Palabra y sacramento, las dos misiones principales del sacerdote; esto suena muy simple, muy rutinario, pero encierra una riqueza que verdaderamente puede llenar una vida.
En primer lugar, tenemos la palabra. En principio nos sentimos inclinados a decir; ¿Qué es eso de la palabra? Sólo cuentan los hechos. Las palabras no son nada. Pero quien reflexiona, a continuación se topa con el poder de la palabra, que da lugar a hechos.
Una sola palabra falsa puede destruir toda una vida humana, puede manchar irrevocablemente su nombre. Una sola palabra de bondad puede transformar a un hombre, cuando ninguna otra cosa le puede servir de ayuda.
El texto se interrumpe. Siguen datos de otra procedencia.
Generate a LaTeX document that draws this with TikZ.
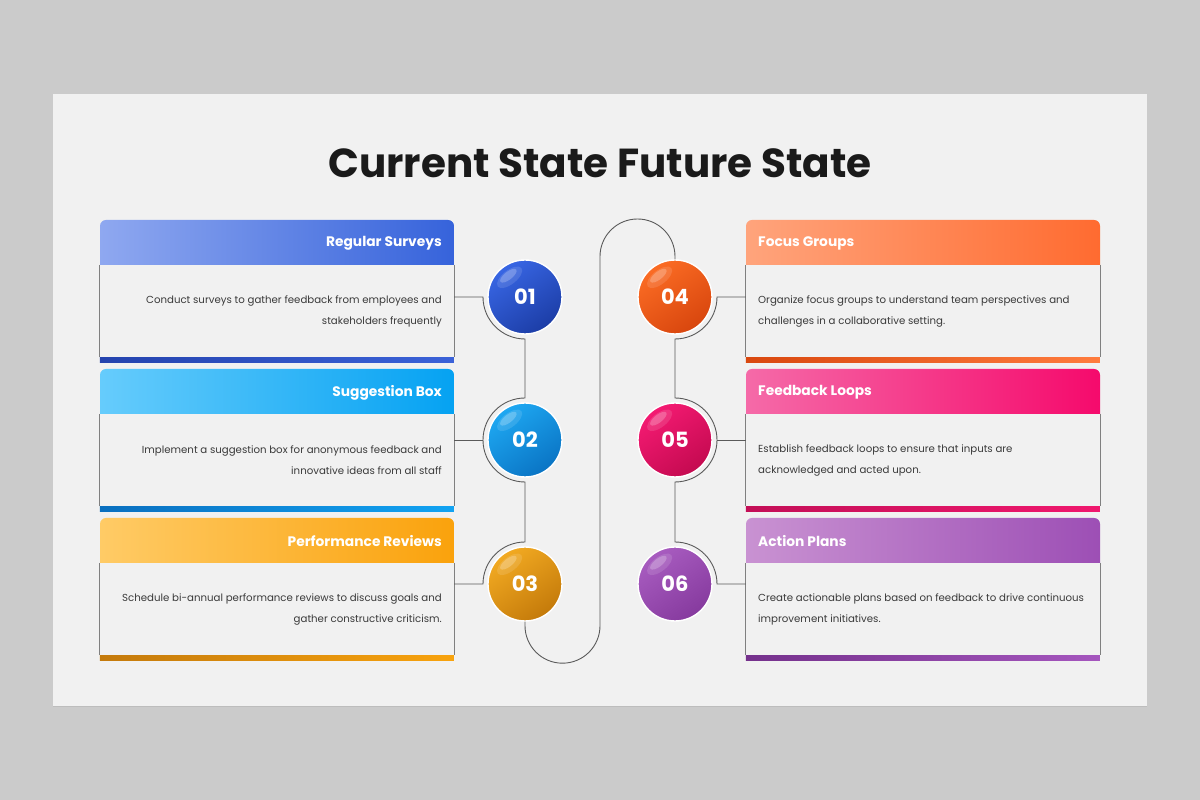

Así pues, debería quedarnos claro cuán importante es para la humanidad que en ella no se hable solamente de dinero y guerra, de poder y utilidad; que no sólo exista la charla de la vida cotidiana, sino que se hable de Dios y de nosotros mismos, de lo que hace que el hombre sea hombre.
Un mundo en el que ya no sucede esto resulta infinitamente aburrido y vacío. Es un mundo que resulta descorazonador. Y que se hace intransitable.
Nosotros tenemos la experiencia de cómo hoy la vida se convierte para los hombres en hastío y sinsentido, a pesar de tener todo lo que pueden desear. No saben ya qué deben hacer consigo mismos; qué es lo que el hombre propiamente debe hacer y dejar de hacer. El hombre se convierte en un ser carente de sentido, incapaz de soportarse a sí mismo; tiene que estar siempre inventándose a sí mismo y así está constantemente desbordado, sin encontrar más que hastío y miseria.
De ese modo podemos empezar a comprender lo que significa que nuestros niños no sólo aprendan a calcular y contar, sino que también aprendan a vivir. Todo el cálculo y la escritura de nada le sirven si no saben para qué viven; si no aprenden para qué estamos en la tierra, recibiendo libertad, buen humor y bondad de ese saber.
La palabra de Dios acontece no sólo en la predicación, se da también en la instrucción en la escuela; acontece en la conversación con los mayores, con los desamparados, con los enfermos, con las personas para las que nadie tiene tiempo, para las que la vida se ha vuelto sombría y difícil.
Cuánto necesitamos hoy de personas que puedan escuchar; que estén ahí a disposición de quien tiene dudas y del que lucha; que sean capaces de hablar con un enfermo en el atardecer de la vida, y darle esperanza y sentido cuando las luces de este mundo se extinguen.
La palabra de Dios es algo que realmente necesitamos como el pan de cada día. Y necesitamos personas que estén disponibles para esa palabra, precisamente porque se ha vuelto extraña para nosotros. Todo esto deberíamos tenerlo en cuenta, cuando renegamos de la predicación, cuando nos resulta aburrida o poco significativa.
Resulta difícil anunciar hoy la palabra de Dios en un mundo que está saturado de todo tipo de sensaciones. Es difícil anunciar la palabra de Dios en un mundo en el que también el sacerdote tiene que andar palpando penosamente en la oscuridad, encontrándose ante la opción de o bien decir lo que nadie entiende o bien, con mucha vacilación y de modo insuficiente, traducir a nuestro mundo lo que se halla tan distante de nuestra vida cotidiana. El ministerio de la palabra se ha vuelto difícil.
A veces puede sucederle al sacerdote como al profeta Jeremías, que sólo recibía disgusto con su proclamación profética y que a menudo se rebelaba vehementemente contra su misión como profeta: Tú me has engañado, Dios mío —clama en su desesperación—, déjame en paz. Preferiría eludir la palabra que hace de él un solitario, un bufón, una persona marcada, con la que nadie quiere trato.
Pero él tiene que soportar el peso de la palabra. Y precisamente así es como presta su servicio a los hombres que no quieren comprenderlo.
Todo eso tendríamos que tenerlo en cuenta cuando nos quejemos de la insuficiencia de la predicación. En lugar de criticar, mejor deberíamos rezar los unos por los otros para que Dios conceda a los oyentes el don de escuchar correctamente; al predicador, la gracia de expresarse; y a todos, el don de la paciencia para con los demás; que en medio de todo a todos nos conserve el don de su palabra, el pan de la verdad, del que tiene hambre nuestra alma, incluso aun cuando no la entendamos.